» What is asked:
Without the pictures, copy all the entries below exactly.

Records with drawing code:
+ + +
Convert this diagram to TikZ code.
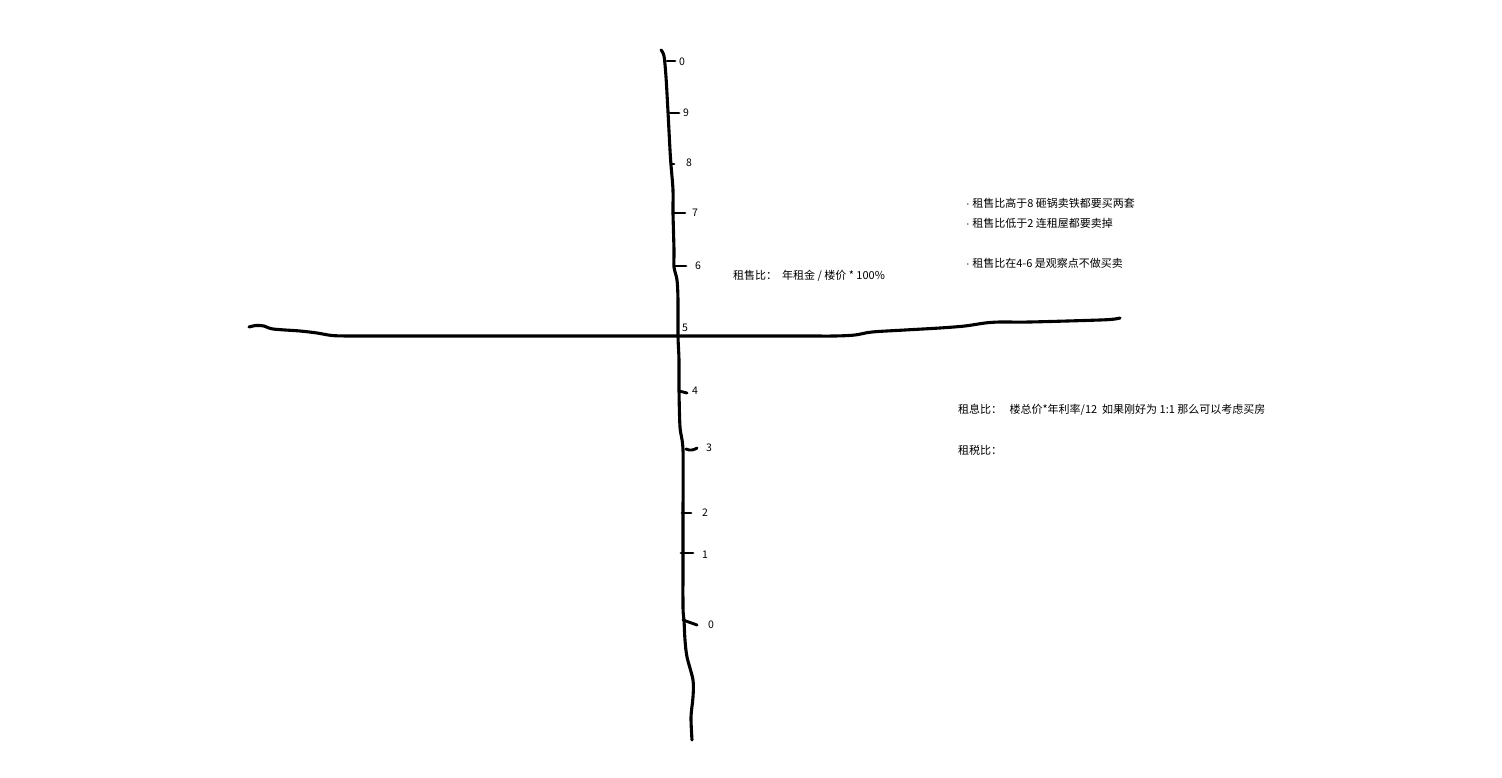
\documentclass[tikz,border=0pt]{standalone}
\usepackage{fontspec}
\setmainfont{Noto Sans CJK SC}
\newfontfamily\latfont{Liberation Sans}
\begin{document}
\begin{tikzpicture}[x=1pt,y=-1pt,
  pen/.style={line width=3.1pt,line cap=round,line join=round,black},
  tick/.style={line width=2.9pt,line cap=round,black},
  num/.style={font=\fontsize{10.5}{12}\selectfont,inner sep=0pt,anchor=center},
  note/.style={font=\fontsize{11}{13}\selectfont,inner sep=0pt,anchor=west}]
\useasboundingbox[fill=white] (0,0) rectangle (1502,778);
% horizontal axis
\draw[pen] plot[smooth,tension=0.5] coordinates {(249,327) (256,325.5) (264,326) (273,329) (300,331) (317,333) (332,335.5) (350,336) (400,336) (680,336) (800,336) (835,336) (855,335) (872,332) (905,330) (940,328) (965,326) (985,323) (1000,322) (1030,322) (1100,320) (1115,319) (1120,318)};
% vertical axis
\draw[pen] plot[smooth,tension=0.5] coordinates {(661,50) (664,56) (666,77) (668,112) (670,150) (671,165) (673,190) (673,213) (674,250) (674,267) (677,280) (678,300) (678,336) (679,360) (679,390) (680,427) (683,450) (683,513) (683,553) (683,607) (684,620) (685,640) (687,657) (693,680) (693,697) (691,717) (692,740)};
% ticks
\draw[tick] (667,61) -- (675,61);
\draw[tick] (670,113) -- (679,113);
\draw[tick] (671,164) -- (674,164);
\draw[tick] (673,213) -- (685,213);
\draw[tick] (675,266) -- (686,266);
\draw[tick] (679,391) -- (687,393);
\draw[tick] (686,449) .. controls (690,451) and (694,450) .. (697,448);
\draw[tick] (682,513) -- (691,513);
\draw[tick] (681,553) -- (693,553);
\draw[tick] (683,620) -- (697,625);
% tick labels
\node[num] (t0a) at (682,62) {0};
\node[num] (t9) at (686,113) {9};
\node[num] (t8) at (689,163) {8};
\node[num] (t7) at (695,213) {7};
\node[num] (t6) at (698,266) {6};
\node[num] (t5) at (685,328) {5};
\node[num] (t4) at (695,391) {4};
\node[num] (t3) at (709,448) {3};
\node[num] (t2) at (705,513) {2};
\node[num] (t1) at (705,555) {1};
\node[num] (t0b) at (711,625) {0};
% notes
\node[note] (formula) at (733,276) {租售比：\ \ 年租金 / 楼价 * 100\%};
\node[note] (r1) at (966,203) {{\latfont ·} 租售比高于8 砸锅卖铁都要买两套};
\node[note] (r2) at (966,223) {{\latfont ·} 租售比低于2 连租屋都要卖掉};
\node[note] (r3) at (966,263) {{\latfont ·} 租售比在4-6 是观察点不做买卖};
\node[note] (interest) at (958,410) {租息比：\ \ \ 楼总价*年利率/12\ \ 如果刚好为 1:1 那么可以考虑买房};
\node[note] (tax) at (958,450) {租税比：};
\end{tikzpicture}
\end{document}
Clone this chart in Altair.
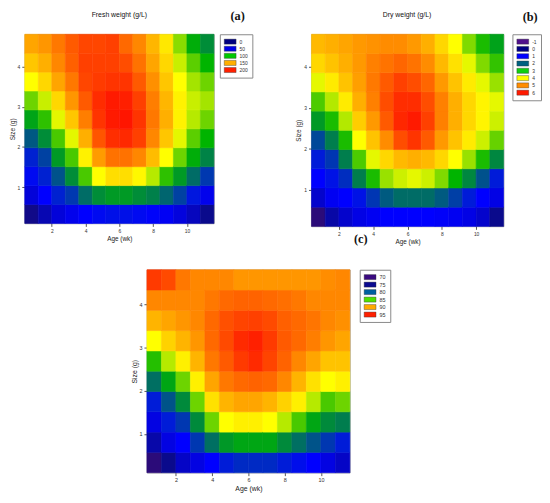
+ + +
» Result of this exercise:
Convert this diagram to TikZ code.
\documentclass[tikz,border=0pt]{standalone}
\usepackage{fontspec}
\setmainfont{Noto Sans CJK SC}
\newfontfamily\latfont{Liberation Sans}
\begin{document}
\begin{tikzpicture}[x=1pt,y=-1pt,
  pen/.style={line width=3.1pt,line cap=round,line join=round,black},
  tick/.style={line width=2.9pt,line cap=round,black},
  num/.style={font=\fontsize{10.5}{12}\selectfont,inner sep=0pt,anchor=center},
  note/.style={font=\fontsize{11}{13}\selectfont,inner sep=0pt,anchor=west}]
\useasboundingbox[fill=white] (0,0) rectangle (1502,778);
% horizontal axis
\draw[pen] plot[smooth,tension=0.5] coordinates {(249,327) (256,325.5) (264,326) (273,329) (300,331) (317,333) (332,335.5) (350,336) (400,336) (680,336) (800,336) (835,336) (855,335) (872,332) (905,330) (940,328) (965,326) (985,323) (1000,322) (1030,322) (1100,320) (1115,319) (1120,318)};
% vertical axis
\draw[pen] plot[smooth,tension=0.5] coordinates {(661,50) (664,56) (666,77) (668,112) (670,150) (671,165) (673,190) (673,213) (674,250) (674,267) (677,280) (678,300) (678,336) (679,360) (679,390) (680,427) (683,450) (683,513) (683,553) (683,607) (684,620) (685,640) (687,657) (693,680) (693,697) (691,717) (692,740)};
% ticks
\draw[tick] (667,61) -- (675,61);
\draw[tick] (670,113) -- (679,113);
\draw[tick] (671,164) -- (674,164);
\draw[tick] (673,213) -- (685,213);
\draw[tick] (675,266) -- (686,266);
\draw[tick] (679,391) -- (687,393);
\draw[tick] (686,449) .. controls (690,451) and (694,450) .. (697,448);
\draw[tick] (682,513) -- (691,513);
\draw[tick] (681,553) -- (693,553);
\draw[tick] (683,620) -- (697,625);
% tick labels
\node[num] (t0a) at (682,62) {0};
\node[num] (t9) at (686,113) {9};
\node[num] (t8) at (689,163) {8};
\node[num] (t7) at (695,213) {7};
\node[num] (t6) at (698,266) {6};
\node[num] (t5) at (685,328) {5};
\node[num] (t4) at (695,391) {4};
\node[num] (t3) at (709,448) {3};
\node[num] (t2) at (705,513) {2};
\node[num] (t1) at (705,555) {1};
\node[num] (t0b) at (711,625) {0};
% notes
\node[note] (formula) at (733,276) {租售比：\ \ 年租金 / 楼价 * 100\%};
\node[note] (r1) at (966,203) {{\latfont ·} 租售比高于8 砸锅卖铁都要买两套};
\node[note] (r2) at (966,223) {{\latfont ·} 租售比低于2 连租屋都要卖掉};
\node[note] (r3) at (966,263) {{\latfont ·} 租售比在4-6 是观察点不做买卖};
\node[note] (interest) at (958,410) {租息比：\ \ \ 楼总价*年利率/12\ \ 如果刚好为 1:1 那么可以考虑买房};
\node[note] (tax) at (958,450) {租税比：};
\end{tikzpicture}
\end{document}
Clone this chart in Altair.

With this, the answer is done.